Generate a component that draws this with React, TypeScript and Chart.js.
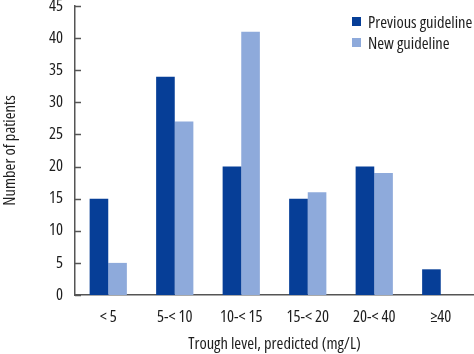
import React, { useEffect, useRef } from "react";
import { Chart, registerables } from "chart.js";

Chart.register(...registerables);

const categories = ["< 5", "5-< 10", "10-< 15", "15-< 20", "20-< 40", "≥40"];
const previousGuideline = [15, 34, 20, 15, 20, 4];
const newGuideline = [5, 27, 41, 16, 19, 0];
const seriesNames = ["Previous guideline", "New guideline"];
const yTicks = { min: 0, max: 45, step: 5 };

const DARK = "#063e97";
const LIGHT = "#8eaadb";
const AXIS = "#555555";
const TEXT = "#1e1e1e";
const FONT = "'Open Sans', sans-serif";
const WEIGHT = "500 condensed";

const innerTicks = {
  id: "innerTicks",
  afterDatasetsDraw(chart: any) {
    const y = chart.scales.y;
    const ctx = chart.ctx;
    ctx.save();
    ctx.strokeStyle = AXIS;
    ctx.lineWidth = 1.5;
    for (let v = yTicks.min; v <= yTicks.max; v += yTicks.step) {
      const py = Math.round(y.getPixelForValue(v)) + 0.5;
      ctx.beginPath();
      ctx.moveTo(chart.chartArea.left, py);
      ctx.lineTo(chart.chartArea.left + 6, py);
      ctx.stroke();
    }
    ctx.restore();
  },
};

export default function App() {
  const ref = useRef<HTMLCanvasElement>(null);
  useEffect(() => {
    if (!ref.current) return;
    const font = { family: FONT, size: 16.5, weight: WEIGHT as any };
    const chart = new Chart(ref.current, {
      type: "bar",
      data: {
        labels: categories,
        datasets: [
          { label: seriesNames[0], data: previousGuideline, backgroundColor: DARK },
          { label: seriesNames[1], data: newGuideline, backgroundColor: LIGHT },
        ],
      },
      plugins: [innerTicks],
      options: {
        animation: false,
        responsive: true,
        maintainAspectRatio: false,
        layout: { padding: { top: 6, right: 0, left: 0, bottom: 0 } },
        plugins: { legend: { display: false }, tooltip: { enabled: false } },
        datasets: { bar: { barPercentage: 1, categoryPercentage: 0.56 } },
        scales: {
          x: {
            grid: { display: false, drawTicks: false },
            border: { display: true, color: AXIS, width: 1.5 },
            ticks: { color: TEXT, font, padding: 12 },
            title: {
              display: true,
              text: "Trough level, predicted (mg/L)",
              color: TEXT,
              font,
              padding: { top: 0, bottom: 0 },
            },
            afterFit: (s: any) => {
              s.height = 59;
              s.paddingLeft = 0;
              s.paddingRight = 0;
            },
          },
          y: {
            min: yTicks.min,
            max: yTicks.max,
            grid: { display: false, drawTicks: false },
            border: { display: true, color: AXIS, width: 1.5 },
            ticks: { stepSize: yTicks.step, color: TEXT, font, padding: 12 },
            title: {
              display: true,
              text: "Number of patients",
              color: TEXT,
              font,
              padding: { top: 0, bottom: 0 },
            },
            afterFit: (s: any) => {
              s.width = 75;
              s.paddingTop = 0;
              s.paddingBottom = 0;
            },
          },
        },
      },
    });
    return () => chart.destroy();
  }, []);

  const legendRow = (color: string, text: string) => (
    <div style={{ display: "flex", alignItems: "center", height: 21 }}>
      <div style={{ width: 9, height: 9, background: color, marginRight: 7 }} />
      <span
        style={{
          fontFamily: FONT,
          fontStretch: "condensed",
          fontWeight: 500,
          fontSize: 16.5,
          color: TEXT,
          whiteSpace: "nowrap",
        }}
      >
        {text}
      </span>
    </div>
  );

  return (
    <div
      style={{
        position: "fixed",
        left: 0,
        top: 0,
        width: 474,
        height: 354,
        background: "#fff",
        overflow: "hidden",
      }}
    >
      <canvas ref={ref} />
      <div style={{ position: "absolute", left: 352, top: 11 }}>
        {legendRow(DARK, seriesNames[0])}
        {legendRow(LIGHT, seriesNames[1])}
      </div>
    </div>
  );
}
--- --- ---
Set the pictures aside and transcribe the data above exactly.

In response -
Generate a component that draws this with React, TypeScript and Chart.js.
import React, { useEffect, useRef } from "react";
import { Chart, registerables } from "chart.js";

Chart.register(...registerables);

const categories = ["< 5", "5-< 10", "10-< 15", "15-< 20", "20-< 40", "≥40"];
const previousGuideline = [15, 34, 20, 15, 20, 4];
const newGuideline = [5, 27, 41, 16, 19, 0];
const seriesNames = ["Previous guideline", "New guideline"];
const yTicks = { min: 0, max: 45, step: 5 };

const DARK = "#063e97";
const LIGHT = "#8eaadb";
const AXIS = "#555555";
const TEXT = "#1e1e1e";
const FONT = "'Open Sans', sans-serif";
const WEIGHT = "500 condensed";

const innerTicks = {
  id: "innerTicks",
  afterDatasetsDraw(chart: any) {
    const y = chart.scales.y;
    const ctx = chart.ctx;
    ctx.save();
    ctx.strokeStyle = AXIS;
    ctx.lineWidth = 1.5;
    for (let v = yTicks.min; v <= yTicks.max; v += yTicks.step) {
      const py = Math.round(y.getPixelForValue(v)) + 0.5;
      ctx.beginPath();
      ctx.moveTo(chart.chartArea.left, py);
      ctx.lineTo(chart.chartArea.left + 6, py);
      ctx.stroke();
    }
    ctx.restore();
  },
};

export default function App() {
  const ref = useRef<HTMLCanvasElement>(null);
  useEffect(() => {
    if (!ref.current) return;
    const font = { family: FONT, size: 16.5, weight: WEIGHT as any };
    const chart = new Chart(ref.current, {
      type: "bar",
      data: {
        labels: categories,
        datasets: [
          { label: seriesNames[0], data: previousGuideline, backgroundColor: DARK },
          { label: seriesNames[1], data: newGuideline, backgroundColor: LIGHT },
        ],
      },
      plugins: [innerTicks],
      options: {
        animation: false,
        responsive: true,
        maintainAspectRatio: false,
        layout: { padding: { top: 6, right: 0, left: 0, bottom: 0 } },
        plugins: { legend: { display: false }, tooltip: { enabled: false } },
        datasets: { bar: { barPercentage: 1, categoryPercentage: 0.56 } },
        scales: {
          x: {
            grid: { display: false, drawTicks: false },
            border: { display: true, color: AXIS, width: 1.5 },
            ticks: { color: TEXT, font, padding: 12 },
            title: {
              display: true,
              text: "Trough level, predicted (mg/L)",
              color: TEXT,
              font,
              padding: { top: 0, bottom: 0 },
            },
            afterFit: (s: any) => {
              s.height = 59;
              s.paddingLeft = 0;
              s.paddingRight = 0;
            },
          },
          y: {
            min: yTicks.min,
            max: yTicks.max,
            grid: { display: false, drawTicks: false },
            border: { display: true, color: AXIS, width: 1.5 },
            ticks: { stepSize: yTicks.step, color: TEXT, font, padding: 12 },
            title: {
              display: true,
              text: "Number of patients",
              color: TEXT,
              font,
              padding: { top: 0, bottom: 0 },
            },
            afterFit: (s: any) => {
              s.width = 75;
              s.paddingTop = 0;
              s.paddingBottom = 0;
            },
          },
        },
      },
    });
    return () => chart.destroy();
  }, []);

  const legendRow = (color: string, text: string) => (
    <div style={{ display: "flex", alignItems: "center", height: 21 }}>
      <div style={{ width: 9, height: 9, background: color, marginRight: 7 }} />
      <span
        style={{
          fontFamily: FONT,
          fontStretch: "condensed",
          fontWeight: 500,
          fontSize: 16.5,
          color: TEXT,
          whiteSpace: "nowrap",
        }}
      >
        {text}
      </span>
    </div>
  );

  return (
    <div
      style={{
        position: "fixed",
        left: 0,
        top: 0,
        width: 474,
        height: 354,
        background: "#fff",
        overflow: "hidden",
      }}
    >
      <canvas ref={ref} />
      <div style={{ position: "absolute", left: 352, top: 11 }}>
        {legendRow(DARK, seriesNames[0])}
        {legendRow(LIGHT, seriesNames[1])}
      </div>
    </div>
  );
}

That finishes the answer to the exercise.